The Headhuntress stays true to the recruiting business. A recruiter watching the show will say over and over again, “It’s just like that” and “That alwayshappens.” It’s worth putting on your DVR, if only to give your spouse a glimpse into your what you deal with every day.

About half of the show is dedicated to job coaching and counseling candidates. On the debut of The Headhuntress, she coaches a former porn actor and a hapless women that professes a faith in numerology. The emphasis on job coaching may just be for TV: the general public will appreciate that more than the part about taking job orders and filling reqs.
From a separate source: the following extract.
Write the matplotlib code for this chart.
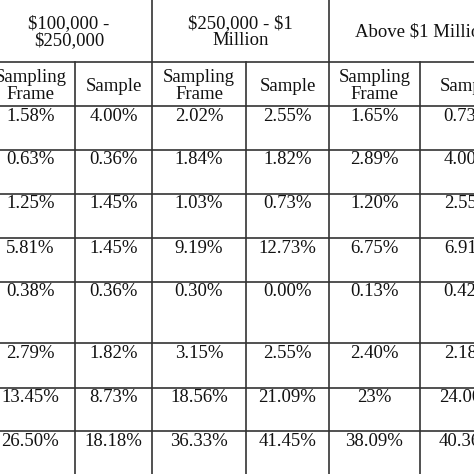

Wendy has some fun tricks for coaching candidates, including going up and down in an elevator with a candidate while she performs a literal elevator pitch. In another scene straight out of The King’s Speech, she coaches an introverted candidate until he is yelling “I’m a Winner!” at the top of his voice.

Her best advice of the first show was, however, given to her staff. She prods them into following up with candidates by saying “You have to keep close to your talent.” To fill a job and close candidates, she says to “pretend your life depends on it.” It’s that kind of sage headhunting advice that has probably never seen the outside of an office, much less the light of semi-primetime TV.

If you haven’t seen the first episode, I won’t spoil it for you. However, her client does end up giving her some high praise: “Good headhunting!” It’s at that moment that Wendy, like any recruiter, is transfixed – the brief, transcendent moment when the candidate’s talent isthe headhunter’s, before they are again at zero and it’s time to just fill another job. The Headhuntress truthfully documents the ups and downs of the headhunting business, and at least on the first show, I thought there were more ups than downs.